- [What to produce]:
Set the listing down unchanged, minus every embedded image.

··· Data lines

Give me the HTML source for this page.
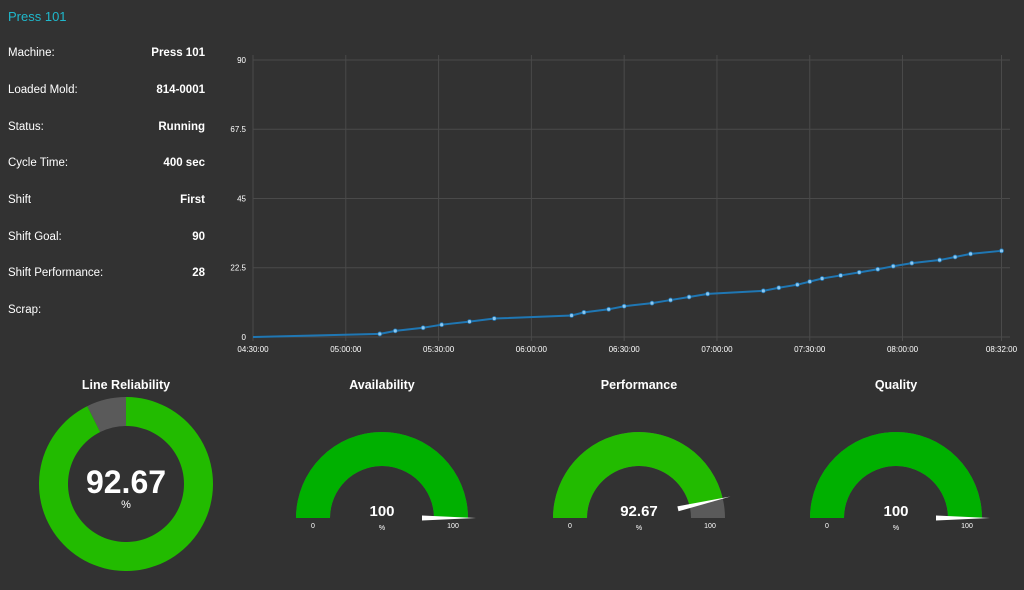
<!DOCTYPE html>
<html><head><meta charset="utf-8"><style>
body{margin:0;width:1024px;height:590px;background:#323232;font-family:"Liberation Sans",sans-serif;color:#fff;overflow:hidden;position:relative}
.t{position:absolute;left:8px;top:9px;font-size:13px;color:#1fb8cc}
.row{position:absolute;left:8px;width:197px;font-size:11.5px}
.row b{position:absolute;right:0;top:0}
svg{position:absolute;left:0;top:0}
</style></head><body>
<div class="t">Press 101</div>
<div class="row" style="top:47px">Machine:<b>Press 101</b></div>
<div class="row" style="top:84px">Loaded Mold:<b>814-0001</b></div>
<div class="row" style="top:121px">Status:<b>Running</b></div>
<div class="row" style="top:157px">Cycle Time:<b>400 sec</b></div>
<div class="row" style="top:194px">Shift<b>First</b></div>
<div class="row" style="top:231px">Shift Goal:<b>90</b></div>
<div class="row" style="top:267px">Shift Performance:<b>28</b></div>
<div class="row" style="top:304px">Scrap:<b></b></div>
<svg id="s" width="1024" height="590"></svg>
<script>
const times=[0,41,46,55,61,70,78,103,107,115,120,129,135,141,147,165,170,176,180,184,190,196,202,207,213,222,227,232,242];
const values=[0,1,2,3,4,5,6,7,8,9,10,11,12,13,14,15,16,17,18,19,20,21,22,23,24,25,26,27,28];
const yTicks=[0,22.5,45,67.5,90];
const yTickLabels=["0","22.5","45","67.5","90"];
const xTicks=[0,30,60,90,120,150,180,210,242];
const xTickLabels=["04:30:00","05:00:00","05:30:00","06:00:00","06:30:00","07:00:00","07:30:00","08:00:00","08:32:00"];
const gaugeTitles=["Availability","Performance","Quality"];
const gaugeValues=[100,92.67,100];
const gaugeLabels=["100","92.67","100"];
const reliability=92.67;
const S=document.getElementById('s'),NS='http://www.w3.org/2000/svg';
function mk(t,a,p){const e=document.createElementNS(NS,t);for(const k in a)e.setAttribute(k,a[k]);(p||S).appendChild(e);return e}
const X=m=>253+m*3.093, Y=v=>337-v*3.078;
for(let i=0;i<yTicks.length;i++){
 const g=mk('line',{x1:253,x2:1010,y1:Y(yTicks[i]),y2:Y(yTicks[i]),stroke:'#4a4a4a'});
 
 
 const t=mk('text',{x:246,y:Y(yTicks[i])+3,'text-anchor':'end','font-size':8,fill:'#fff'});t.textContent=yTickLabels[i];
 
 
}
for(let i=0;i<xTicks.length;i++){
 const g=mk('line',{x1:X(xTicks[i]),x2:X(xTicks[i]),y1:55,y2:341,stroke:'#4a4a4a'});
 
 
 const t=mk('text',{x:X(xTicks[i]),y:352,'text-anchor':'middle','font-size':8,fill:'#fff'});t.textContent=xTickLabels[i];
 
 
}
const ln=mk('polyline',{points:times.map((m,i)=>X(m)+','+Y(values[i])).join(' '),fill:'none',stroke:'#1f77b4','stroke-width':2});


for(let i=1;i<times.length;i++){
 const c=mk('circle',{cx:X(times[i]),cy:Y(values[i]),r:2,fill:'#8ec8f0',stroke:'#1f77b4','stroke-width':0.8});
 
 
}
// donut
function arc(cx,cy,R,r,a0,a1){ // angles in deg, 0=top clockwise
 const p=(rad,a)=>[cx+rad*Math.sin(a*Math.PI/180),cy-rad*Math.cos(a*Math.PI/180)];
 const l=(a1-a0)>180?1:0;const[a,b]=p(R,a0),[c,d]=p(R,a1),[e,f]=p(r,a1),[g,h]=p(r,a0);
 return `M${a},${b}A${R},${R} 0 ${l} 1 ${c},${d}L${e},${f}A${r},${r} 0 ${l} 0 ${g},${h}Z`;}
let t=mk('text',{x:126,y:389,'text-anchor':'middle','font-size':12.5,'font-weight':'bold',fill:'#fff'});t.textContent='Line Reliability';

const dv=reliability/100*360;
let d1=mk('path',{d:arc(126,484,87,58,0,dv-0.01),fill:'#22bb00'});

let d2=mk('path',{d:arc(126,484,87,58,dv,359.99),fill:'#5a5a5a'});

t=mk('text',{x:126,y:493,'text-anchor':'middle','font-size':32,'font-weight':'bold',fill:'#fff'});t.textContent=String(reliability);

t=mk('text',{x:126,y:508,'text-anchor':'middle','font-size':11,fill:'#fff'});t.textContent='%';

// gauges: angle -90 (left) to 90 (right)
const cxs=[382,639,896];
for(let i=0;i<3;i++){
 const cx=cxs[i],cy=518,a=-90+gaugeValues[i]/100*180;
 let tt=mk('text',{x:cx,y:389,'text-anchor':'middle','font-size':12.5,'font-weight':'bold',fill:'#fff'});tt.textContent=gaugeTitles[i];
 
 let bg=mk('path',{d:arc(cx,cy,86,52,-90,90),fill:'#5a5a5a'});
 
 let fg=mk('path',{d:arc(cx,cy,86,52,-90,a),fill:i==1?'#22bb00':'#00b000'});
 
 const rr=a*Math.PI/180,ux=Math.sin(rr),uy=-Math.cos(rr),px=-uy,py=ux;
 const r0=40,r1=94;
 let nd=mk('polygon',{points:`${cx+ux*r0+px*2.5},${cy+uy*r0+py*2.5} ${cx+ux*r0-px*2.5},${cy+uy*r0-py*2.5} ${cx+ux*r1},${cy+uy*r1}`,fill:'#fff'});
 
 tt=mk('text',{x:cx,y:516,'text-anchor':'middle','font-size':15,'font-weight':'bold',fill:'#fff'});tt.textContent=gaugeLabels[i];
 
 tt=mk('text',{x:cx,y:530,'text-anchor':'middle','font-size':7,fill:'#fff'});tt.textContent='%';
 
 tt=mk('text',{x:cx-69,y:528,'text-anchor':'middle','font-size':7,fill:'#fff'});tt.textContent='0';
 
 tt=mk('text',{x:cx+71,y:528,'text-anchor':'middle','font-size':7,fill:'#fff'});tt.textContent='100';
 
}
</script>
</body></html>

······

- [Worked solution]:
Give me the HTML source for this page.
<!DOCTYPE html>
<html><head><meta charset="utf-8"><style>
body{margin:0;width:1024px;height:590px;background:#323232;font-family:"Liberation Sans",sans-serif;color:#fff;overflow:hidden;position:relative}
.t{position:absolute;left:8px;top:9px;font-size:13px;color:#1fb8cc}
.row{position:absolute;left:8px;width:197px;font-size:11.5px}
.row b{position:absolute;right:0;top:0}
svg{position:absolute;left:0;top:0}
</style></head><body>
<div class="t">Press 101</div>
<div class="row" style="top:47px">Machine:<b>Press 101</b></div>
<div class="row" style="top:84px">Loaded Mold:<b>814-0001</b></div>
<div class="row" style="top:121px">Status:<b>Running</b></div>
<div class="row" style="top:157px">Cycle Time:<b>400 sec</b></div>
<div class="row" style="top:194px">Shift<b>First</b></div>
<div class="row" style="top:231px">Shift Goal:<b>90</b></div>
<div class="row" style="top:267px">Shift Performance:<b>28</b></div>
<div class="row" style="top:304px">Scrap:<b></b></div>
<svg id="s" width="1024" height="590"></svg>
<script>
const times=[0,41,46,55,61,70,78,103,107,115,120,129,135,141,147,165,170,176,180,184,190,196,202,207,213,222,227,232,242];
const values=[0,1,2,3,4,5,6,7,8,9,10,11,12,13,14,15,16,17,18,19,20,21,22,23,24,25,26,27,28];
const yTicks=[0,22.5,45,67.5,90];
const yTickLabels=["0","22.5","45","67.5","90"];
const xTicks=[0,30,60,90,120,150,180,210,242];
const xTickLabels=["04:30:00","05:00:00","05:30:00","06:00:00","06:30:00","07:00:00","07:30:00","08:00:00","08:32:00"];
const gaugeTitles=["Availability","Performance","Quality"];
const gaugeValues=[100,92.67,100];
const gaugeLabels=["100","92.67","100"];
const reliability=92.67;
const S=document.getElementById('s'),NS='http://www.w3.org/2000/svg';
function mk(t,a,p){const e=document.createElementNS(NS,t);for(const k in a)e.setAttribute(k,a[k]);(p||S).appendChild(e);return e}
const X=m=>253+m*3.093, Y=v=>337-v*3.078;
for(let i=0;i<yTicks.length;i++){
 const g=mk('line',{x1:253,x2:1010,y1:Y(yTicks[i]),y2:Y(yTicks[i]),stroke:'#4a4a4a'});
 
 
 const t=mk('text',{x:246,y:Y(yTicks[i])+3,'text-anchor':'end','font-size':8,fill:'#fff'});t.textContent=yTickLabels[i];
 
 
}
for(let i=0;i<xTicks.length;i++){
 const g=mk('line',{x1:X(xTicks[i]),x2:X(xTicks[i]),y1:55,y2:341,stroke:'#4a4a4a'});
 
 
 const t=mk('text',{x:X(xTicks[i]),y:352,'text-anchor':'middle','font-size':8,fill:'#fff'});t.textContent=xTickLabels[i];
 
 
}
const ln=mk('polyline',{points:times.map((m,i)=>X(m)+','+Y(values[i])).join(' '),fill:'none',stroke:'#1f77b4','stroke-width':2});


for(let i=1;i<times.length;i++){
 const c=mk('circle',{cx:X(times[i]),cy:Y(values[i]),r:2,fill:'#8ec8f0',stroke:'#1f77b4','stroke-width':0.8});
 
 
}
// donut
function arc(cx,cy,R,r,a0,a1){ // angles in deg, 0=top clockwise
 const p=(rad,a)=>[cx+rad*Math.sin(a*Math.PI/180),cy-rad*Math.cos(a*Math.PI/180)];
 const l=(a1-a0)>180?1:0;const[a,b]=p(R,a0),[c,d]=p(R,a1),[e,f]=p(r,a1),[g,h]=p(r,a0);
 return `M${a},${b}A${R},${R} 0 ${l} 1 ${c},${d}L${e},${f}A${r},${r} 0 ${l} 0 ${g},${h}Z`;}
let t=mk('text',{x:126,y:389,'text-anchor':'middle','font-size':12.5,'font-weight':'bold',fill:'#fff'});t.textContent='Line Reliability';

const dv=reliability/100*360;
let d1=mk('path',{d:arc(126,484,87,58,0,dv-0.01),fill:'#22bb00'});

let d2=mk('path',{d:arc(126,484,87,58,dv,359.99),fill:'#5a5a5a'});

t=mk('text',{x:126,y:493,'text-anchor':'middle','font-size':32,'font-weight':'bold',fill:'#fff'});t.textContent=String(reliability);

t=mk('text',{x:126,y:508,'text-anchor':'middle','font-size':11,fill:'#fff'});t.textContent='%';

// gauges: angle -90 (left) to 90 (right)
const cxs=[382,639,896];
for(let i=0;i<3;i++){
 const cx=cxs[i],cy=518,a=-90+gaugeValues[i]/100*180;
 let tt=mk('text',{x:cx,y:389,'text-anchor':'middle','font-size':12.5,'font-weight':'bold',fill:'#fff'});tt.textContent=gaugeTitles[i];
 
 let bg=mk('path',{d:arc(cx,cy,86,52,-90,90),fill:'#5a5a5a'});
 
 let fg=mk('path',{d:arc(cx,cy,86,52,-90,a),fill:i==1?'#22bb00':'#00b000'});
 
 const rr=a*Math.PI/180,ux=Math.sin(rr),uy=-Math.cos(rr),px=-uy,py=ux;
 const r0=40,r1=94;
 let nd=mk('polygon',{points:`${cx+ux*r0+px*2.5},${cy+uy*r0+py*2.5} ${cx+ux*r0-px*2.5},${cy+uy*r0-py*2.5} ${cx+ux*r1},${cy+uy*r1}`,fill:'#fff'});
 
 tt=mk('text',{x:cx,y:516,'text-anchor':'middle','font-size':15,'font-weight':'bold',fill:'#fff'});tt.textContent=gaugeLabels[i];
 
 tt=mk('text',{x:cx,y:530,'text-anchor':'middle','font-size':7,fill:'#fff'});tt.textContent='%';
 
 tt=mk('text',{x:cx-69,y:528,'text-anchor':'middle','font-size':7,fill:'#fff'});tt.textContent='0';
 
 tt=mk('text',{x:cx+71,y:528,'text-anchor':'middle','font-size':7,fill:'#fff'});tt.textContent='100';
 
}
</script>
</body></html>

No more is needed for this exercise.